1. tf.app.flags.DEFINE_string( 'dataset_name', 'emotion', 'The name of the dataset to load.')

表示数据的名字，在读取数据和数据增强的时候该值相当于是map中的key，根据该值找到对应的读取和增强的脚本。

tf.app.flags.DEFINE_string('dataset_split_name', 'train', 'The name of the train/test split.')

表示数据的作用，用来train还是validation，该值主要是产生emotion_train*.tfrecord的形式存于data_sources中，便于在后面的读取数据时使用

if '*' in data_sources or '?' in data_sources or '[' in data_sources: data_files = gfile.Glob(data_sources)

的方式对数据进行读取。

tf.app.flags.DEFINE_string( 'dataset_dir', "data_to_tfrecord", 'The directory where the dataset files are stored.')

表示tfrecord数据的存储路径，构建data结构读取数据时使用

tf.app.flags.DEFINE_integer( 'labels_offset', 0, 'An offset for the labels in the dataset. This flag is primarily used to evaluate the VGG and ResNet architectures which do not use a background class for the ImageNet dataset.') 表示标签的偏移量，即默认标签是从0开始，假如偏移2，那么标签就会从2开始，一般情况下选择默认的值即可。

tf.app.flags.DEFINE_string('model_name', 'inception_v3', 'The name of the architecture to train.')用于进行二次训练的模型名字，主要依赖于net_factory中的map是如何写的。
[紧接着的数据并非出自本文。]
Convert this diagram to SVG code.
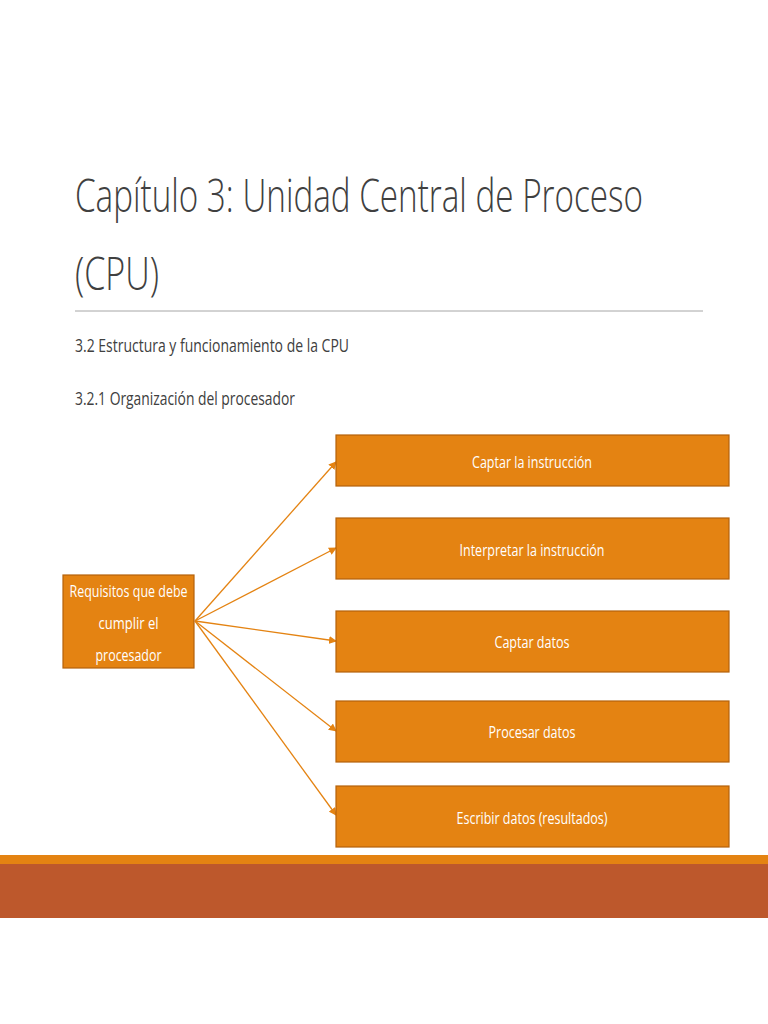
<svg xmlns="http://www.w3.org/2000/svg" width="768" height="1024" viewBox="0 0 768 1024">
<defs>
<style>
.t{font-family:"Open Sans","Liberation Sans",sans-serif;fill:#404040}
.b{fill:#e48312;stroke:#b5620b;stroke-width:1.2}
.bt{font-family:"Open Sans","Liberation Sans",sans-serif;fill:#fff;font-size:16px;text-anchor:middle}
.c{stroke:#e48312;stroke-width:1.3;fill:none;marker-end:url(#a)}
</style>
<marker id="a" markerWidth="8" markerHeight="8" refX="7" refY="4" orient="auto" markerUnits="userSpaceOnUse"><path d="M0,0 L8,4 L0,8 Z" fill="#e48312"/></marker>
</defs>
<rect width="768" height="1024" fill="#fff"/>
<text class="t" x="75" y="212" font-size="46" font-weight="300" textLength="568" lengthAdjust="spacingAndGlyphs">Capítulo 3: Unidad Central de Proceso</text>
<text class="t" x="75" y="290" font-size="46" font-weight="300" textLength="84" lengthAdjust="spacingAndGlyphs">(CPU)</text>
<line x1="75" y1="311" x2="703" y2="311" stroke="#a6a6a6" stroke-width="1"/>
<text class="t" x="75" y="352" font-size="18" textLength="274" lengthAdjust="spacingAndGlyphs">3.2 Estructura y funcionamiento de la CPU</text>
<text class="t" x="75" y="405" font-size="18" textLength="220" lengthAdjust="spacingAndGlyphs">3.2.1 Organización del procesador</text>
<g id="connectors">
<line class="c" x1="195" y1="621" x2="336" y2="462"/>
<line class="c" x1="195" y1="621" x2="336" y2="548"/>
<line class="c" x1="195" y1="621" x2="336" y2="641"/>
<line class="c" x1="195" y1="621" x2="336" y2="731"/>
<line class="c" x1="195" y1="621" x2="336" y2="815"/>
</g>
<g id="n0"><rect class="b" x="63" y="575" width="131" height="93"/>
<text class="bt" x="128.5" y="597" textLength="118" lengthAdjust="spacingAndGlyphs">Requisitos que debe</text>
<text class="bt" x="128.5" y="629" textLength="60" lengthAdjust="spacingAndGlyphs">cumplir el</text>
<text class="bt" x="128.5" y="661" textLength="66" lengthAdjust="spacingAndGlyphs">procesador</text></g>
<g id="n1"><rect class="b" x="336" y="435" width="393" height="51"/><text class="bt" x="532" y="468" textLength="120" lengthAdjust="spacingAndGlyphs">Captar la instrucción</text></g>
<g id="n2"><rect class="b" x="336" y="518" width="393" height="61"/><text class="bt" x="532" y="556" textLength="145" lengthAdjust="spacingAndGlyphs">Interpretar la instrucción</text></g>
<g id="n3"><rect class="b" x="336" y="611" width="393" height="61"/><text class="bt" x="532" y="648" textLength="75" lengthAdjust="spacingAndGlyphs">Captar datos</text></g>
<g id="n4"><rect class="b" x="336" y="701" width="393" height="61"/><text class="bt" x="532" y="738" textLength="87" lengthAdjust="spacingAndGlyphs">Procesar datos</text></g>
<g id="n5"><rect class="b" x="336" y="786" width="393" height="61"/><text class="bt" x="532" y="824" textLength="151" lengthAdjust="spacingAndGlyphs">Escribir datos (resultados)</text></g>
<rect x="0" y="855" width="768" height="9" fill="#e48312"/>
<rect x="0" y="864" width="768" height="54" fill="#bd582c"/>
</svg>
tf.app.flags.DEFINE_string( 'preprocessing_name', 'emotion', 'The name of the preprocessing to use. If left as `None`, then the model_name flag is used.') 表示采用的预处理方式，主要依赖于preprocessing_factory中的map

tf.app.flags.DEFINE_integer('batch_size', 32, 'The number of samples in each batch.') 在将数据进行批处理时每批数据的多少

tf.app.flags.DEFINE_integer( 'train_image_size', 299, 'Train image size') 模型输入的图片大小

tf.app.flags.DEFINE_integer('max_number_of_steps', 50000, 'The maximum number of training steps.') 表示训练的步数

tf.app.flags.DEFINE_integer( 'log_every_n_steps', 10, 'The frequency with which logs are print.') log的输出频率，即每运行多少步输出一个log

tf.app.flags.DEFINE_integer( 'save_summaries_secs', 100, 'The frequency with which summaries are saved, in seconds.')
表示存储summaries的频率

tf.app.flags.DEFINE_integer('save_interval_secs', 600, 'The frequency with which the model is saved, in seconds.') 表示存储模型的频率

tf.app.flags.DEFINE_float( 'weight_decay', 0.00004, 'The weight decay on the model weights.') 表示为了避免过拟合采用正则化的系数

tf.app.flags.DEFINE_string( 'train_dir', 'train_result', 'Directory where checkpoints and event logs are written to.')表示训练参数存储的地方

tf.app.flags.DEFINE_string( 'checkpoint_path', "pre_trained_check/inception_v3_2016_08_28/inception_v3.ckpt", 'The path to a checkpoint from which to fine-tune.') 表示提前处理好的模型参数存储的地方

tf.app.flags.DEFINE_string('checkpoint_exclude_scopes', "InceptionV3/Logits,InceptionV3/AuxLogits",'Comma-separated list of scopes of variables to exclude when restoring from a checkpoint.')模型中不用恢复的节点，一般均为模型的输出层，因为输出层需要结合自己实际的类进行训练确定数据的输出大小，当该值为空时，则表示所有的变量均恢复。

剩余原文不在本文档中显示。